[TASK DETAILS]: Below are entries; repeat exactly, and nothing else, the lines from the one holding "Write a LaTeX" through the one holding "minimum height=3.12cm] (k51)", inclusive. Leave the pictures out.

[STORED DATA]:
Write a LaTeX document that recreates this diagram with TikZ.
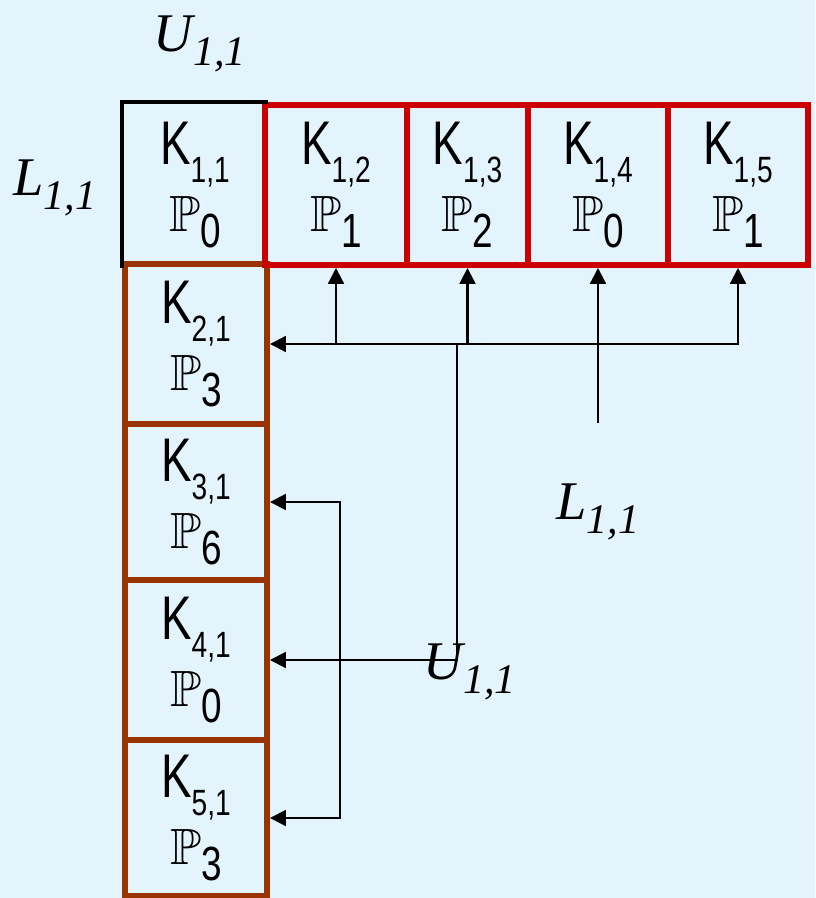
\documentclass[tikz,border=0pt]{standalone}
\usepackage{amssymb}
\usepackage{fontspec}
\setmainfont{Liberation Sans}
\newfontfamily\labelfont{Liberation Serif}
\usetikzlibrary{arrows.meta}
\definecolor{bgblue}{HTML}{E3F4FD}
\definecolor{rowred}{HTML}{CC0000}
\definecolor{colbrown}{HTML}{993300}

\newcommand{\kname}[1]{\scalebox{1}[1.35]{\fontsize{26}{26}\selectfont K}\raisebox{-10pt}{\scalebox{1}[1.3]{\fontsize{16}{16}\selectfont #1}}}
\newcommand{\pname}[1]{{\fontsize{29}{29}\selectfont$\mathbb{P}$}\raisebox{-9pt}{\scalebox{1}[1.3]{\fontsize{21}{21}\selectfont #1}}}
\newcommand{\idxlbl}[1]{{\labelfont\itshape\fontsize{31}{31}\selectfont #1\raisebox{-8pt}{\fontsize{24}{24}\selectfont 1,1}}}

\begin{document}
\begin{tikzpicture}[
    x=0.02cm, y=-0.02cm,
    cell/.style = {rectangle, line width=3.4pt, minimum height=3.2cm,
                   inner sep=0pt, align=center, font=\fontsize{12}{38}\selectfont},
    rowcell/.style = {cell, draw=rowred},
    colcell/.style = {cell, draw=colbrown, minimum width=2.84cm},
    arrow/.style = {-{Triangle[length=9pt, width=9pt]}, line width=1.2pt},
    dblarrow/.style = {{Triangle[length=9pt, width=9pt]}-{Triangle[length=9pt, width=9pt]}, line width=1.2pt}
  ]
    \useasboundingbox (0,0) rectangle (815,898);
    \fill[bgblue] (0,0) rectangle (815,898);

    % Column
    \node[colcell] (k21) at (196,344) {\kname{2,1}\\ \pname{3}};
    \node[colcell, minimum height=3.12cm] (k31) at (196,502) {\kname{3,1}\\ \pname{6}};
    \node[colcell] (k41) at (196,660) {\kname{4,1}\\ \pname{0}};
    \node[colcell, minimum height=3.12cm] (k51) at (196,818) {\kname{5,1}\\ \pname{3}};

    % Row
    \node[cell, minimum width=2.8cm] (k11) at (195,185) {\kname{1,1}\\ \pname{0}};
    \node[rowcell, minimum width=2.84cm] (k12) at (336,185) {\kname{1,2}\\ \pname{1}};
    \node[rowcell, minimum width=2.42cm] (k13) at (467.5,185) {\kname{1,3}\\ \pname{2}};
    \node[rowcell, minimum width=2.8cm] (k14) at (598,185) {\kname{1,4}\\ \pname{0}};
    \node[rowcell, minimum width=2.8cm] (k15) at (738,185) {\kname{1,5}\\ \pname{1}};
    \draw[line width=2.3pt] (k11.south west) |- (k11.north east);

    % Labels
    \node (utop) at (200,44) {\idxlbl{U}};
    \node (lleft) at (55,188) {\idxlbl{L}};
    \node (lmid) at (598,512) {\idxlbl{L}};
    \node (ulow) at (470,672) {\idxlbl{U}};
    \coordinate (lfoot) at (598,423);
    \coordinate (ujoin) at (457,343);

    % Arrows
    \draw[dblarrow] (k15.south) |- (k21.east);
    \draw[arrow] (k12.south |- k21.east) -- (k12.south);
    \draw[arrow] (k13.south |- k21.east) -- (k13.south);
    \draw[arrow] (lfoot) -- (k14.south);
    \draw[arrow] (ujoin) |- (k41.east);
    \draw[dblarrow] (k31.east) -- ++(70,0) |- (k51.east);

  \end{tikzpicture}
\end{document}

...

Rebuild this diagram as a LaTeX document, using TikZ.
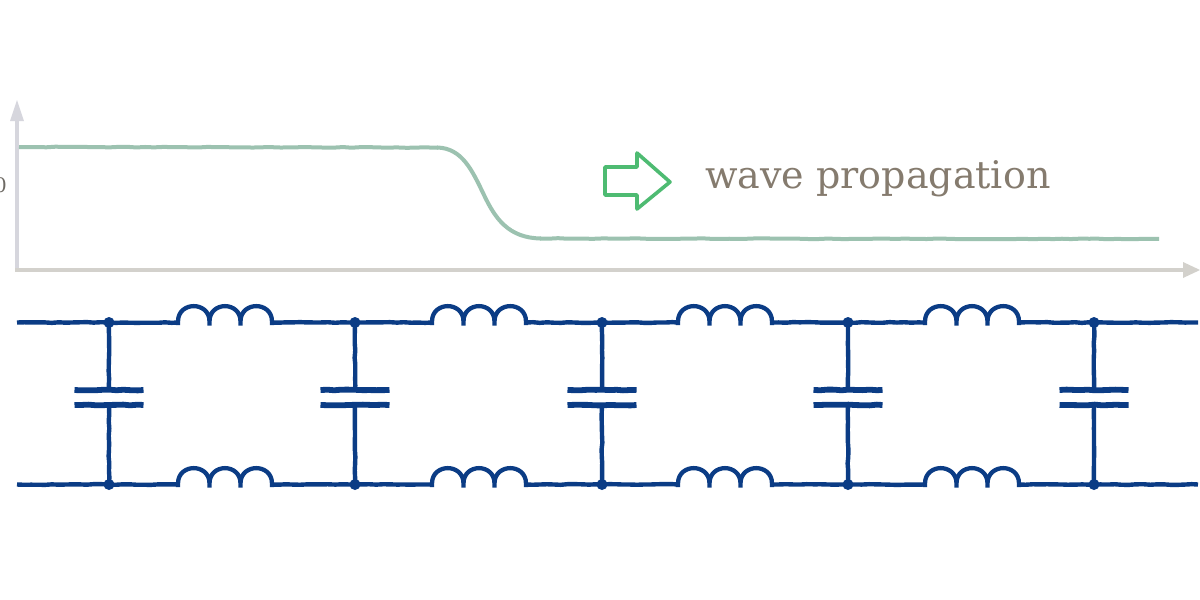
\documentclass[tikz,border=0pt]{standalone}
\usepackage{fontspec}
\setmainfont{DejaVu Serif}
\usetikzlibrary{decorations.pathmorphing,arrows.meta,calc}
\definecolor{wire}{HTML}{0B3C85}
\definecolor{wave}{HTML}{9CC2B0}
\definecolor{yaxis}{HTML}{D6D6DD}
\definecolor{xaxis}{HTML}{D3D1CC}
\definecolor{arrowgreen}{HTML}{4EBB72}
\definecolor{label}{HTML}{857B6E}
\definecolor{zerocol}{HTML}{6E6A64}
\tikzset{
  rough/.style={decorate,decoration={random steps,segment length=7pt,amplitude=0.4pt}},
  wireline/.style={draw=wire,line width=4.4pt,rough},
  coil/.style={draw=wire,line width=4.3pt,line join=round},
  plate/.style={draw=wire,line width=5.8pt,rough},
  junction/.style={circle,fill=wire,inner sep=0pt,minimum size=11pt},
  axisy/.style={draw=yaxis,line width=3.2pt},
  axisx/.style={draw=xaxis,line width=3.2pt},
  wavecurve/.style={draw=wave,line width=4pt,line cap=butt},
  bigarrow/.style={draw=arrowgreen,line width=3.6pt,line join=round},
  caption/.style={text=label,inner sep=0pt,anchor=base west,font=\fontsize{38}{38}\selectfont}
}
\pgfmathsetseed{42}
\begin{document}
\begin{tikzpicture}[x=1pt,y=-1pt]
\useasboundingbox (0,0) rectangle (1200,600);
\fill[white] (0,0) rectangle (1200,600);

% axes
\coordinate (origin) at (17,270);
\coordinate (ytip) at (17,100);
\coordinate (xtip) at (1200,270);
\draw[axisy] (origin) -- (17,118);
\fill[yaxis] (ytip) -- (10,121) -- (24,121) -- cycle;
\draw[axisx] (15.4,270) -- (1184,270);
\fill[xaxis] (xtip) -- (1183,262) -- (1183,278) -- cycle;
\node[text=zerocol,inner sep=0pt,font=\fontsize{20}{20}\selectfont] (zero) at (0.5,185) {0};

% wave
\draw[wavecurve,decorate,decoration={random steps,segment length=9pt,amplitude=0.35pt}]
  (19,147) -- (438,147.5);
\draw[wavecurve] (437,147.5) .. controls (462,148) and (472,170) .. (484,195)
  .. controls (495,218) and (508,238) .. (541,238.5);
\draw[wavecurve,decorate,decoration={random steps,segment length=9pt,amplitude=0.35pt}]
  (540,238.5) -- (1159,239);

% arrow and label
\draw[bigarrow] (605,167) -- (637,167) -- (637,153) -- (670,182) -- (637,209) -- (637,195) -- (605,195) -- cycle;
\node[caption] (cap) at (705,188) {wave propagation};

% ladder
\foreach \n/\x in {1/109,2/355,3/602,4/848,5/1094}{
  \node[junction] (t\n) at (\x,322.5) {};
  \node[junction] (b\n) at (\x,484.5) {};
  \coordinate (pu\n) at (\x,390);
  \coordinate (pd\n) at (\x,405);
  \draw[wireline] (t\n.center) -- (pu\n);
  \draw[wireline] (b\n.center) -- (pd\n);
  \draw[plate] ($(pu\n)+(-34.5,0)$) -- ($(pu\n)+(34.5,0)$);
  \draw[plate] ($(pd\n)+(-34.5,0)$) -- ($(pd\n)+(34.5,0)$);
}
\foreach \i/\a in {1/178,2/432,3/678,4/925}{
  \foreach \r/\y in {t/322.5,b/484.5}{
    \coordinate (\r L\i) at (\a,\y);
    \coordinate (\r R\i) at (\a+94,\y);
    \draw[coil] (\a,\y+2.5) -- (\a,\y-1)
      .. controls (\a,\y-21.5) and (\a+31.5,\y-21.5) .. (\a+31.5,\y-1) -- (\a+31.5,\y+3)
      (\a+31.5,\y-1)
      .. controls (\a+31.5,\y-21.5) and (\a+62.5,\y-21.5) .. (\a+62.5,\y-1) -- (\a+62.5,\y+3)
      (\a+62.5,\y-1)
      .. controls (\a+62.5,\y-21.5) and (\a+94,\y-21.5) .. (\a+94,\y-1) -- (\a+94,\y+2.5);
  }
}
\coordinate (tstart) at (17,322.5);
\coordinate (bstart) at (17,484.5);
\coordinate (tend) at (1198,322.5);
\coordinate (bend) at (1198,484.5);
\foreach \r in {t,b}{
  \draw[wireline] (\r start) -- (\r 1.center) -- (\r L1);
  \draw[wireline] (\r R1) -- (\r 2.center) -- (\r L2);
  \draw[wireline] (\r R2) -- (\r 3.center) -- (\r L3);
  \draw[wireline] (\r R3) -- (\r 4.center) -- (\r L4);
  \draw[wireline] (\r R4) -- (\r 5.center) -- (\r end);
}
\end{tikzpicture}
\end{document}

...

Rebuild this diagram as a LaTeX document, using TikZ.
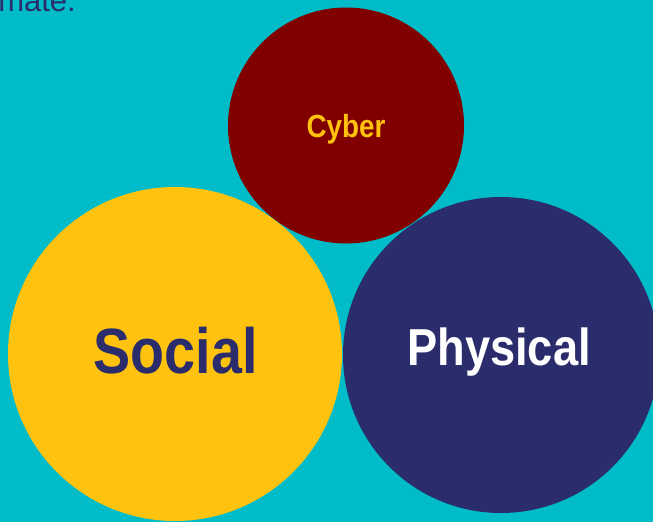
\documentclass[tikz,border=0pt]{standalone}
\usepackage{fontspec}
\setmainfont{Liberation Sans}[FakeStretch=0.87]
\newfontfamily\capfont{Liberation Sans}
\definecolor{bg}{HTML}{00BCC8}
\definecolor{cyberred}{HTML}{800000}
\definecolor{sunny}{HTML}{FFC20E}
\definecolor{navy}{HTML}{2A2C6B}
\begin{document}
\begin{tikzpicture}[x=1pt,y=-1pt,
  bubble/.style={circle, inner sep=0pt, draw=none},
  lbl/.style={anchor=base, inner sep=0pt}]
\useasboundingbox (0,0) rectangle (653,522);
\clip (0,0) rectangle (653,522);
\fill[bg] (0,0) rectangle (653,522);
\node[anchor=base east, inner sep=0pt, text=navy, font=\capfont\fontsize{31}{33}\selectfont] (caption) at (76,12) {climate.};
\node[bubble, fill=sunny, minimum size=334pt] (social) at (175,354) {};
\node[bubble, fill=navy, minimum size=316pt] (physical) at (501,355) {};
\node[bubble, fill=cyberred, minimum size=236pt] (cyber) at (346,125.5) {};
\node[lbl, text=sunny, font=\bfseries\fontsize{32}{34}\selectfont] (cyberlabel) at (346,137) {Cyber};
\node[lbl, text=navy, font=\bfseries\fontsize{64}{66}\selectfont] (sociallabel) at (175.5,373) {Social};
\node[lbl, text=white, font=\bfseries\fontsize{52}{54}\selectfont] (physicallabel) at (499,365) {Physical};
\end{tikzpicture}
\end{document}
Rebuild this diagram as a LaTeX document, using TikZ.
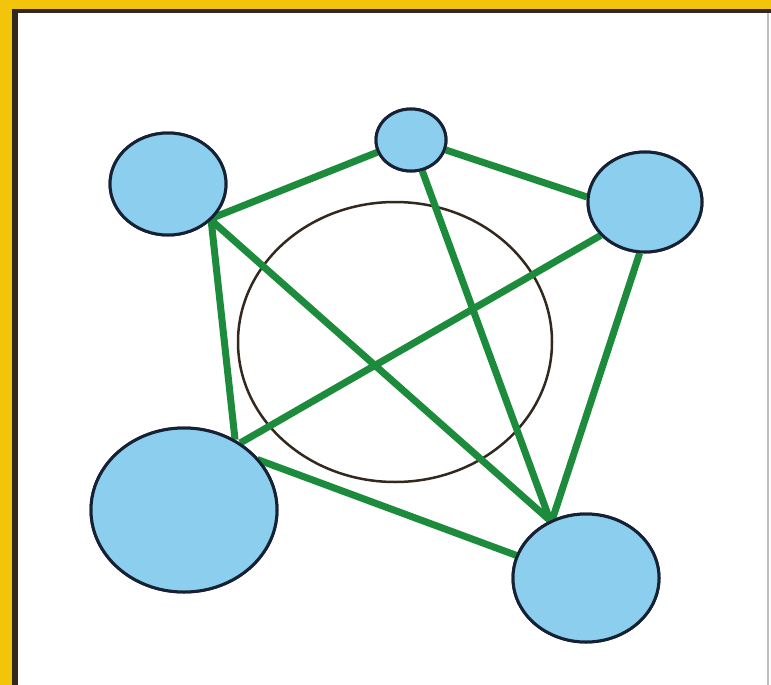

[SOLUTION TO THE EXERCISE]:
Write a LaTeX document that recreates this diagram with TikZ.
\documentclass[tikz,border=0pt]{standalone}
\usepackage{amssymb}
\usepackage{fontspec}
\setmainfont{Liberation Sans}
\newfontfamily\labelfont{Liberation Serif}
\usetikzlibrary{arrows.meta}
\definecolor{bgblue}{HTML}{E3F4FD}
\definecolor{rowred}{HTML}{CC0000}
\definecolor{colbrown}{HTML}{993300}

\newcommand{\kname}[1]{\scalebox{1}[1.35]{\fontsize{26}{26}\selectfont K}\raisebox{-10pt}{\scalebox{1}[1.3]{\fontsize{16}{16}\selectfont #1}}}
\newcommand{\pname}[1]{{\fontsize{29}{29}\selectfont$\mathbb{P}$}\raisebox{-9pt}{\scalebox{1}[1.3]{\fontsize{21}{21}\selectfont #1}}}
\newcommand{\idxlbl}[1]{{\labelfont\itshape\fontsize{31}{31}\selectfont #1\raisebox{-8pt}{\fontsize{24}{24}\selectfont 1,1}}}

\begin{document}
\begin{tikzpicture}[
    x=0.02cm, y=-0.02cm,
    cell/.style = {rectangle, line width=3.4pt, minimum height=3.2cm,
                   inner sep=0pt, align=center, font=\fontsize{12}{38}\selectfont},
    rowcell/.style = {cell, draw=rowred},
    colcell/.style = {cell, draw=colbrown, minimum width=2.84cm},
    arrow/.style = {-{Triangle[length=9pt, width=9pt]}, line width=1.2pt},
    dblarrow/.style = {{Triangle[length=9pt, width=9pt]}-{Triangle[length=9pt, width=9pt]}, line width=1.2pt}
  ]
    \useasboundingbox (0,0) rectangle (815,898);
    \fill[bgblue] (0,0) rectangle (815,898);

    % Column
    \node[colcell] (k21) at (196,344) {\kname{2,1}\\ \pname{3}};
    \node[colcell, minimum height=3.12cm] (k31) at (196,502) {\kname{3,1}\\ \pname{6}};
    \node[colcell] (k41) at (196,660) {\kname{4,1}\\ \pname{0}};
    \node[colcell, minimum height=3.12cm] (k51) at (196,818) {\kname{5,1}\\ \pname{3}};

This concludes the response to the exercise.